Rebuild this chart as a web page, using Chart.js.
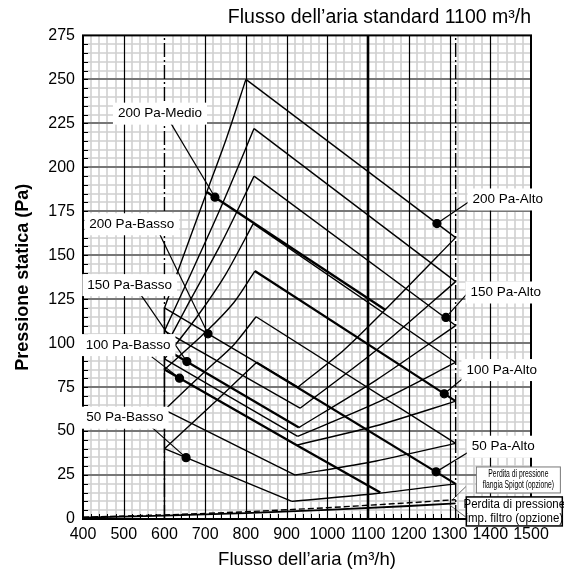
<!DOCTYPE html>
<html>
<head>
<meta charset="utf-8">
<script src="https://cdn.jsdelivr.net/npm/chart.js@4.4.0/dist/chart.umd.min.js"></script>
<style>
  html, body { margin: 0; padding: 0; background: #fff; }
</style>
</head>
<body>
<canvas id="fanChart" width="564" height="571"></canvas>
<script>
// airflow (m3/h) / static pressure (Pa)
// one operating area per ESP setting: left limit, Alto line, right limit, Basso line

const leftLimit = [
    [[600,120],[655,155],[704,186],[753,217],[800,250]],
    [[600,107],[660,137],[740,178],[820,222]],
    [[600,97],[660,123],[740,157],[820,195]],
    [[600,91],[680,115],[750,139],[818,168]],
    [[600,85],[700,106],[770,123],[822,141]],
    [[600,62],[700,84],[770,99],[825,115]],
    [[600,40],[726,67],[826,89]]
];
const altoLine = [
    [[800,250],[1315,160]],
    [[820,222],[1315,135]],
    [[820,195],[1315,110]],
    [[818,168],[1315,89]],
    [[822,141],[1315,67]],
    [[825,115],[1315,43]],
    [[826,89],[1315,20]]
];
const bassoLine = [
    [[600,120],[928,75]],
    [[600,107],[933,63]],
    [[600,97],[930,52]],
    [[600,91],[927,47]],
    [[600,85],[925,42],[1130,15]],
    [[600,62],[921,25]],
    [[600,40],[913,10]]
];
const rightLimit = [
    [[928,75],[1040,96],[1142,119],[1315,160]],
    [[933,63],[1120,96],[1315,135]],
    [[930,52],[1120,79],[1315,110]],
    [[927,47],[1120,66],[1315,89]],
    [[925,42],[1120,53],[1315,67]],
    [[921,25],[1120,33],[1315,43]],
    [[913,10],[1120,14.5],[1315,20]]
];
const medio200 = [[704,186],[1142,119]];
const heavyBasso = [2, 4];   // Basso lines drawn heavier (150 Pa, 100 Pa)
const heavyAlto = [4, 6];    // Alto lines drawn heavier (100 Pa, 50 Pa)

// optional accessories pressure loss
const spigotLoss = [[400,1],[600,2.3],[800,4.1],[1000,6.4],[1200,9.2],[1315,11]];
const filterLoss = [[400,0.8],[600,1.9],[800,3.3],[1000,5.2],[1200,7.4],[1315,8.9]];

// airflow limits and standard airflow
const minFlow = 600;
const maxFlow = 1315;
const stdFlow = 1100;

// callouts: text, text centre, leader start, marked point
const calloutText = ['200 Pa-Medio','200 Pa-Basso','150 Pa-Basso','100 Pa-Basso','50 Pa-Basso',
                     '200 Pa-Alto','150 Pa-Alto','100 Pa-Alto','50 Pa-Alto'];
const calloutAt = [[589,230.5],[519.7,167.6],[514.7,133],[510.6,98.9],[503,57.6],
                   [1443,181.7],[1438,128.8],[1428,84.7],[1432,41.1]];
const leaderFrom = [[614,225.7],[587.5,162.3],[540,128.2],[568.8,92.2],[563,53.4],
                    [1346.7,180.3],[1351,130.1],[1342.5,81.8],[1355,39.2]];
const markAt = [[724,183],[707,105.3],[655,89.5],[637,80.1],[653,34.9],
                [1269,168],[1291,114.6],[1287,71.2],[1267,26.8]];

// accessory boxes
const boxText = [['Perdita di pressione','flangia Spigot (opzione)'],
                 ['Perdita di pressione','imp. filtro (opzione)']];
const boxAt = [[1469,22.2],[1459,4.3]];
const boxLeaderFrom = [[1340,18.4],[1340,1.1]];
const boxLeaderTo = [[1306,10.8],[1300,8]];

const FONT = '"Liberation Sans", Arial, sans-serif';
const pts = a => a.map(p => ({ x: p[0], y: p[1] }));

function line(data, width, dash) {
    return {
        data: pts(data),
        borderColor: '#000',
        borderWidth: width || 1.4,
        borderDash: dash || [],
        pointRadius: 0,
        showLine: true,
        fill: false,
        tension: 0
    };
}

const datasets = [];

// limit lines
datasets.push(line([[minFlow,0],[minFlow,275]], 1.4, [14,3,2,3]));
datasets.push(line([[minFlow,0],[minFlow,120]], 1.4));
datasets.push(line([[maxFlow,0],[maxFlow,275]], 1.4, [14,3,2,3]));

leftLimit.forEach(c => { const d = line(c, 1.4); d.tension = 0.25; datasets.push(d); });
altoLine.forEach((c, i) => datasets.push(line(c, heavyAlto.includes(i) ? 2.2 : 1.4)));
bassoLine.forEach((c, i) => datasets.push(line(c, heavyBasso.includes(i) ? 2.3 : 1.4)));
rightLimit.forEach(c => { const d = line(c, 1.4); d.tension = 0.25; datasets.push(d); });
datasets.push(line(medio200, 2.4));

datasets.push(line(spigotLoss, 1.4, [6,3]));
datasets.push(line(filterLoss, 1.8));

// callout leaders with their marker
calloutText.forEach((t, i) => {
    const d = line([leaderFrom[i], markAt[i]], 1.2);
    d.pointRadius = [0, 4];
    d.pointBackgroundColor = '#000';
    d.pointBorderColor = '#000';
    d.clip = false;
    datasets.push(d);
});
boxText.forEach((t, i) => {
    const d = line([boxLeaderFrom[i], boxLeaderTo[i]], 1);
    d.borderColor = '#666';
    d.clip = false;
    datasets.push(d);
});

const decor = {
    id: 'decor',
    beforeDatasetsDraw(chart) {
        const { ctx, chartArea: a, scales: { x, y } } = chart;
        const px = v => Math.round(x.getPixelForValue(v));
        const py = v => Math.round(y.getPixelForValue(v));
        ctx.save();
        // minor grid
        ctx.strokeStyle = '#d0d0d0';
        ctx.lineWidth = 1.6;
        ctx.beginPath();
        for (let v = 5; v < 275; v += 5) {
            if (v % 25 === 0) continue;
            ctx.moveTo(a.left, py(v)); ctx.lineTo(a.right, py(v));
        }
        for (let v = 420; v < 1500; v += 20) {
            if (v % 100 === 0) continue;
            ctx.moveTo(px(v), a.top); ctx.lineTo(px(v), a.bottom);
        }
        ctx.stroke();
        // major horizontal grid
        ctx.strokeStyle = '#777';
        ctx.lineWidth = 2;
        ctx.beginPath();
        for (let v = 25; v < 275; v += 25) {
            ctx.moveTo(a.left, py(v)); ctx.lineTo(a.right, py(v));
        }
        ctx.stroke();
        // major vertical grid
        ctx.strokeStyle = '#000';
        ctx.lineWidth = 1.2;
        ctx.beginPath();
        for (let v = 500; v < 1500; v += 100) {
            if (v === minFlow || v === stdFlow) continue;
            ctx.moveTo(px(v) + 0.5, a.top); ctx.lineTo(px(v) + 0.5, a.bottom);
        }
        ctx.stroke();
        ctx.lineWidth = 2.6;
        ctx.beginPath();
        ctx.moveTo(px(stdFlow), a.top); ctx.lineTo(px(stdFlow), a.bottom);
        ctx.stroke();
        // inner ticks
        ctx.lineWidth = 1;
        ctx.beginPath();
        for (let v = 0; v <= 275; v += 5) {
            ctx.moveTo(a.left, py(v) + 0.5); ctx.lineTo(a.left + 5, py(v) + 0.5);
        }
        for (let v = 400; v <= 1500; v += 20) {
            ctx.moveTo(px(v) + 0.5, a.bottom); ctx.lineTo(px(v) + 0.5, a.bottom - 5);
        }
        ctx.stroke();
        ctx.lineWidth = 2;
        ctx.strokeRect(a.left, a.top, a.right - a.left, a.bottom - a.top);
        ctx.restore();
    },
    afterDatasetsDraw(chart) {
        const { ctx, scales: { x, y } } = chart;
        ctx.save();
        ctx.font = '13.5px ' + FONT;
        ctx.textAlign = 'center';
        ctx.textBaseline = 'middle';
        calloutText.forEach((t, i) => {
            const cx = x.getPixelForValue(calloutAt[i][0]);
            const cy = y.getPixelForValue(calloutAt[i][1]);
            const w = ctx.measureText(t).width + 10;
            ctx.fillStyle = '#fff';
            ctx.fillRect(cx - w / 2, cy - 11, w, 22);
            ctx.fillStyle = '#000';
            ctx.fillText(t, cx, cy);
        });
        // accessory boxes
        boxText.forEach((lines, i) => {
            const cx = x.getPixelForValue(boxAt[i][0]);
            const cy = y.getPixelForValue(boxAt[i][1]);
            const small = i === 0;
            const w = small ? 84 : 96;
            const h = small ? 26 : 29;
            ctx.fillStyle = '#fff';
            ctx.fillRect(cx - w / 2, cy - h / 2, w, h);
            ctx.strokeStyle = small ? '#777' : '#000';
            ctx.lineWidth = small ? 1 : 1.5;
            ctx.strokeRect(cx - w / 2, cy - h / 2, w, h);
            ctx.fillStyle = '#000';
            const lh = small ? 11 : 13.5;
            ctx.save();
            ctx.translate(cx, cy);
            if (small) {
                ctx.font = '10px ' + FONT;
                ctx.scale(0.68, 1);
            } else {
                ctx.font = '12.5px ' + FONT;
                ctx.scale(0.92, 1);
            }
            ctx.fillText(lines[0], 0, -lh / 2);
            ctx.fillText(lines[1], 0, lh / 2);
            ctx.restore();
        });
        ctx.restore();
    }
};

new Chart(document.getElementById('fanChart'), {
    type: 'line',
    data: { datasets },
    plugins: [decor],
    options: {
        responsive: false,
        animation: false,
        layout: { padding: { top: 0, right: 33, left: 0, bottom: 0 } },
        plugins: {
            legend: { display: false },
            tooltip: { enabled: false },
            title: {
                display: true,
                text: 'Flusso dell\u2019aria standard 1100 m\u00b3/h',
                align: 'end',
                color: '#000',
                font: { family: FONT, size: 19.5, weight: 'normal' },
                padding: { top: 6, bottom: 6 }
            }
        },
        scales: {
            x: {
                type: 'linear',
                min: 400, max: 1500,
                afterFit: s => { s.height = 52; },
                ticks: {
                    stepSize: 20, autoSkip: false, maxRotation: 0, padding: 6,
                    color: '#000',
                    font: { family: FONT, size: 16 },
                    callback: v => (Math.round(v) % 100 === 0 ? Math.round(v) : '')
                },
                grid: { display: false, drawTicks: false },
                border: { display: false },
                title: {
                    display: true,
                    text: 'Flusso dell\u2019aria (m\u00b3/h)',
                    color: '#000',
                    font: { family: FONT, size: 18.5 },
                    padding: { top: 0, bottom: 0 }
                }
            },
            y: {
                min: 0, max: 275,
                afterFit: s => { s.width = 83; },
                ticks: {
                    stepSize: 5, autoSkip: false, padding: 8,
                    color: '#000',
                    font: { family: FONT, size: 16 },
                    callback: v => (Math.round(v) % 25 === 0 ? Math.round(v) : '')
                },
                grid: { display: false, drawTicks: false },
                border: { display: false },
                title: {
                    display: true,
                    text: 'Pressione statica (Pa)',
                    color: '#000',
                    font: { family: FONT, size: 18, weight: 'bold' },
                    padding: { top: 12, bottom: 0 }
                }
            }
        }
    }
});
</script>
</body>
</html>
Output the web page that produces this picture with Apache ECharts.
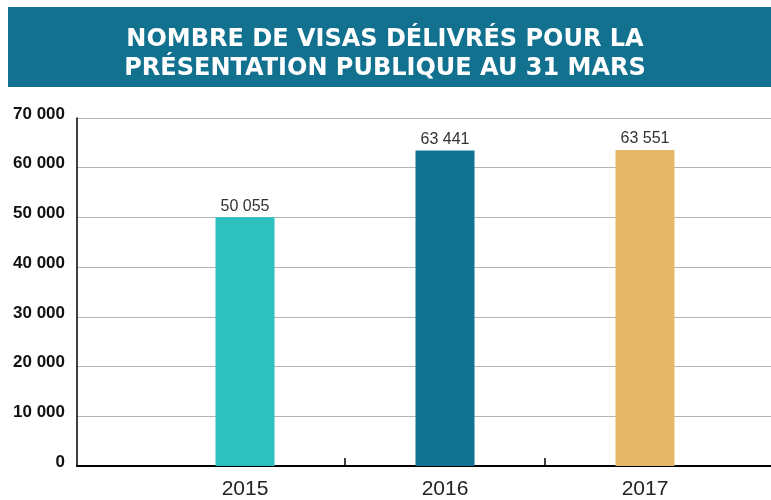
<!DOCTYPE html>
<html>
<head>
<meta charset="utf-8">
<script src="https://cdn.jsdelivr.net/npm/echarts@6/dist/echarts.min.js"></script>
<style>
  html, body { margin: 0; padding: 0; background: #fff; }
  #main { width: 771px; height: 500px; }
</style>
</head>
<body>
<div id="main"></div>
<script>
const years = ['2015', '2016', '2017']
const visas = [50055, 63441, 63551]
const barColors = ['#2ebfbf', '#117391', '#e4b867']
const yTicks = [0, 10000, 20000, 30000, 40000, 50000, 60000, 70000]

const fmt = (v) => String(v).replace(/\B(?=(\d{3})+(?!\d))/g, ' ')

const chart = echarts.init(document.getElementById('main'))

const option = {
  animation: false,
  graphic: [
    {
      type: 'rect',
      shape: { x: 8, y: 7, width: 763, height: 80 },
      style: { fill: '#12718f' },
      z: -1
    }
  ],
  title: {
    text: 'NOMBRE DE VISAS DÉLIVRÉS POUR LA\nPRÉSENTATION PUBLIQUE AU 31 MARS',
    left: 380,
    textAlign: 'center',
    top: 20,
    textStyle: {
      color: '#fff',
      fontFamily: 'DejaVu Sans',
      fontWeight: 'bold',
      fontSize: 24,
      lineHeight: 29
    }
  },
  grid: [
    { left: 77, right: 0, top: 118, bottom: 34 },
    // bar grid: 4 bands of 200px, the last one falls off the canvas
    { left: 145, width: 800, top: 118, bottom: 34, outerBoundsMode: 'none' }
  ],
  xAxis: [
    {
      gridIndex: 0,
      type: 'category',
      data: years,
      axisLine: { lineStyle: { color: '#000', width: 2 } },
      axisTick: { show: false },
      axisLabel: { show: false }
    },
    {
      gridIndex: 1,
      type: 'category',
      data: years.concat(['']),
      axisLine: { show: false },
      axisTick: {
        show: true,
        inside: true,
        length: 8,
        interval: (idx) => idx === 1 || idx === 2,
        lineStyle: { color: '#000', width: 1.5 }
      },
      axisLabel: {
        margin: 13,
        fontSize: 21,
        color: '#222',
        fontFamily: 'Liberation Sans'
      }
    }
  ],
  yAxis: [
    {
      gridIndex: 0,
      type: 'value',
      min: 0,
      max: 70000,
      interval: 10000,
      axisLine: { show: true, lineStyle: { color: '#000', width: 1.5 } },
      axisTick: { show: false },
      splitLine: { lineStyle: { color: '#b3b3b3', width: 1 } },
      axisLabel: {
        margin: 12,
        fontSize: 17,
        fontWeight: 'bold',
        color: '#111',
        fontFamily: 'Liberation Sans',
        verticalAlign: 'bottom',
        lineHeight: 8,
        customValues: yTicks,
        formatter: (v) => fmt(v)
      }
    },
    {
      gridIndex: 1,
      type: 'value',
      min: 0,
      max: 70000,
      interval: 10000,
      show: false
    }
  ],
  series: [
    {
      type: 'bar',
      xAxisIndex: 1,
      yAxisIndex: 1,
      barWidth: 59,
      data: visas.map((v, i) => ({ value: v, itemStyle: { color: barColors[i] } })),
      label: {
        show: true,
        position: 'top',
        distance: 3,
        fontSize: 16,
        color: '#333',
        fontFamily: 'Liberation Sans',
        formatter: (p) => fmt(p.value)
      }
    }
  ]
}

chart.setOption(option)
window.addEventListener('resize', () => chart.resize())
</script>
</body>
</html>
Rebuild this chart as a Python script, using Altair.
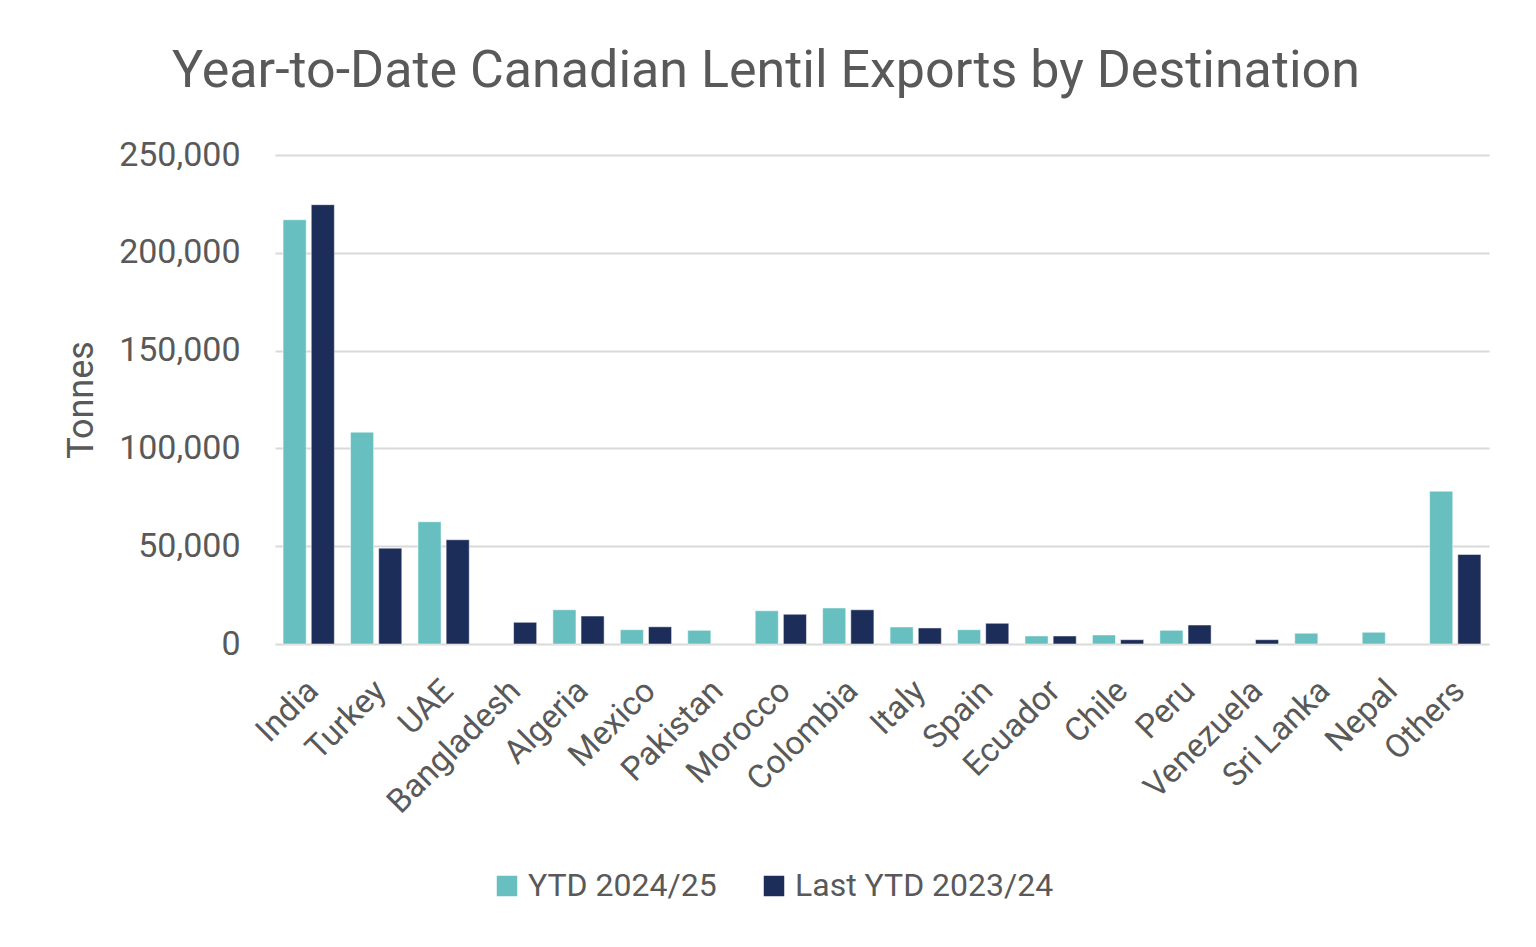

···

- **Aim**:
Using the listing above, repeat word for word each line from the one with "Output the web" down to the one with "const chart = echarts.init(document.getElementById('main'))", both included. Omit all pictures.

- **Finished answer**:
Output the web page that produces this picture with Apache ECharts.
<!DOCTYPE html>
<html>
<head>
<meta charset="utf-8">
<script src="https://cdn.jsdelivr.net/npm/echarts@6/dist/echarts.min.js"></script>
<style>
  html, body { margin: 0; padding: 0; background: #fff; }
  #main { width: 771px; height: 500px; }
</style>
</head>
<body>
<div id="main"></div>
<script>
const years = ['2015', '2016', '2017']
const visas = [50055, 63441, 63551]
const barColors = ['#2ebfbf', '#117391', '#e4b867']
const yTicks = [0, 10000, 20000, 30000, 40000, 50000, 60000, 70000]

const fmt = (v) => String(v).replace(/\B(?=(\d{3})+(?!\d))/g, ' ')

const chart = echarts.init(document.getElementById('main'))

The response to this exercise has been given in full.